◆ WHAT THIS TASK INVOLVES
Below is a listing; restate from it, character for character, the lines beginning at the line holding "Reproduce this chart with matplotlib." and ending at the line holding "plt.rcParams['font.family'] = ['Noto", both included.

[Source records]
———
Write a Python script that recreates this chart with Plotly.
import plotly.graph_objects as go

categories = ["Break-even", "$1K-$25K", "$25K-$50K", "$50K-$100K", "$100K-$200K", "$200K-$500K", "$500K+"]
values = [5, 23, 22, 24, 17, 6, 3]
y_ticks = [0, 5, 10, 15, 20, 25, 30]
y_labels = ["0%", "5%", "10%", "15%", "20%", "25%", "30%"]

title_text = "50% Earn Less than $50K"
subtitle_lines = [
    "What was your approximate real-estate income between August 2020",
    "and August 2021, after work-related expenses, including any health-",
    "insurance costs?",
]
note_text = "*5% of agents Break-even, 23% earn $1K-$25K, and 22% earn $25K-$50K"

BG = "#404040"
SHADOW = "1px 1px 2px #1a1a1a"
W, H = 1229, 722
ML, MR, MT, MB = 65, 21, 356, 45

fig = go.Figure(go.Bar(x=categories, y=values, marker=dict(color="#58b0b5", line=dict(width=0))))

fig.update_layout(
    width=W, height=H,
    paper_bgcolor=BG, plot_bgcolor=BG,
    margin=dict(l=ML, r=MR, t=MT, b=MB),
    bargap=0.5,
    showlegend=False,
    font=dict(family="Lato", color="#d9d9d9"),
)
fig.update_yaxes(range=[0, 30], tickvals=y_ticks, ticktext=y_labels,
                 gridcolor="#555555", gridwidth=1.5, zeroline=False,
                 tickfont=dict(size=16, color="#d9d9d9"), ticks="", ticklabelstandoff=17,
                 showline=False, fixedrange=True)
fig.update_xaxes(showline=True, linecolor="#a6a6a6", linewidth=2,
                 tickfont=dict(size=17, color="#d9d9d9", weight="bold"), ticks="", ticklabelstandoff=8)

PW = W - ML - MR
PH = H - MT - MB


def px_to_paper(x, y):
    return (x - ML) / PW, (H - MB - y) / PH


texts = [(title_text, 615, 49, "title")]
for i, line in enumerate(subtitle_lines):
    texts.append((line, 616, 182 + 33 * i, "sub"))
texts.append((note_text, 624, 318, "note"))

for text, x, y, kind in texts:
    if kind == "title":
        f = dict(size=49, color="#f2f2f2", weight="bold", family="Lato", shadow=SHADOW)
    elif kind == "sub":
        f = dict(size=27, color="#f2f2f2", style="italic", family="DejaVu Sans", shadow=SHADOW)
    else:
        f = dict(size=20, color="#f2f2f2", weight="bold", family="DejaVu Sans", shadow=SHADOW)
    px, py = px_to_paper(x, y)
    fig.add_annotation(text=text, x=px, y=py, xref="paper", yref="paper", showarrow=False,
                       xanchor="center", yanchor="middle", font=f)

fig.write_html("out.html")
———
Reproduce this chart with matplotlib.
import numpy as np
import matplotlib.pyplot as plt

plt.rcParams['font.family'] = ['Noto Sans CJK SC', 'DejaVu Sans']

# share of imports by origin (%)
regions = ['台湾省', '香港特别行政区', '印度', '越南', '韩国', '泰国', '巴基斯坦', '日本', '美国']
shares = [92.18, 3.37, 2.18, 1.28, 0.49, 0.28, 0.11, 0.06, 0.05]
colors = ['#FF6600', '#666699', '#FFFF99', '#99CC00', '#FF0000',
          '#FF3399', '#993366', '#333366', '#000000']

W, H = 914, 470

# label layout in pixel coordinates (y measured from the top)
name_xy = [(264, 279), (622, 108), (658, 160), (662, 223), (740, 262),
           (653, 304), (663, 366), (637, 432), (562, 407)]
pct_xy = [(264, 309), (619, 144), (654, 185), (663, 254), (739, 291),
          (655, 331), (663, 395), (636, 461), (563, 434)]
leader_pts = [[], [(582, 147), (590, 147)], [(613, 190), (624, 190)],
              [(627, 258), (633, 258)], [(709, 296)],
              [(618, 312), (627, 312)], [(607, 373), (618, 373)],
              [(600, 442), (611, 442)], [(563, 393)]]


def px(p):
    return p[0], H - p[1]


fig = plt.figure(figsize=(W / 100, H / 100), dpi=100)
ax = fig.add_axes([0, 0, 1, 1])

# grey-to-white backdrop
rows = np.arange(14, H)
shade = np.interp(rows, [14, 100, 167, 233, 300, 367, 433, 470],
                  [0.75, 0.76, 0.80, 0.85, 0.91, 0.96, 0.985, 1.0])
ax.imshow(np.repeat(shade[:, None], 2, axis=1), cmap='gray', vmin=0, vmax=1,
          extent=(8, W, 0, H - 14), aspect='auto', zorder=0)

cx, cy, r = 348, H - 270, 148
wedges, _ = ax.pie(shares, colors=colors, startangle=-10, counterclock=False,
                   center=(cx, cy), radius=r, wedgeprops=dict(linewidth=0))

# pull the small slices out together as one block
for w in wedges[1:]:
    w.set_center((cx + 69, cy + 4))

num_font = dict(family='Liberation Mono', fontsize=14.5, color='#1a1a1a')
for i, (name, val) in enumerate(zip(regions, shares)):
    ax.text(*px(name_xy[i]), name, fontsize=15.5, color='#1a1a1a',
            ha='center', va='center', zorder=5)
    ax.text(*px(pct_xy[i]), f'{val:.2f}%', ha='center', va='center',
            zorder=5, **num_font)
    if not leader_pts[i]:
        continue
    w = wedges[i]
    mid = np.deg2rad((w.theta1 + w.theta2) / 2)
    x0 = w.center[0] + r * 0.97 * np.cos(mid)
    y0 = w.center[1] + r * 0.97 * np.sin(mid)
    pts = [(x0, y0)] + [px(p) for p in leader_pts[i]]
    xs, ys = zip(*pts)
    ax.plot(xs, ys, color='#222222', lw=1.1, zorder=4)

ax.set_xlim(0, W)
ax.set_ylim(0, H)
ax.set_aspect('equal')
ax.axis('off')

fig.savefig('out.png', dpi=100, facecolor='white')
———
◆ FULL OUTPUT
Reproduce this chart with matplotlib.
import numpy as np
import matplotlib.pyplot as plt

plt.rcParams['font.family'] = ['Noto Sans CJK SC', 'DejaVu Sans']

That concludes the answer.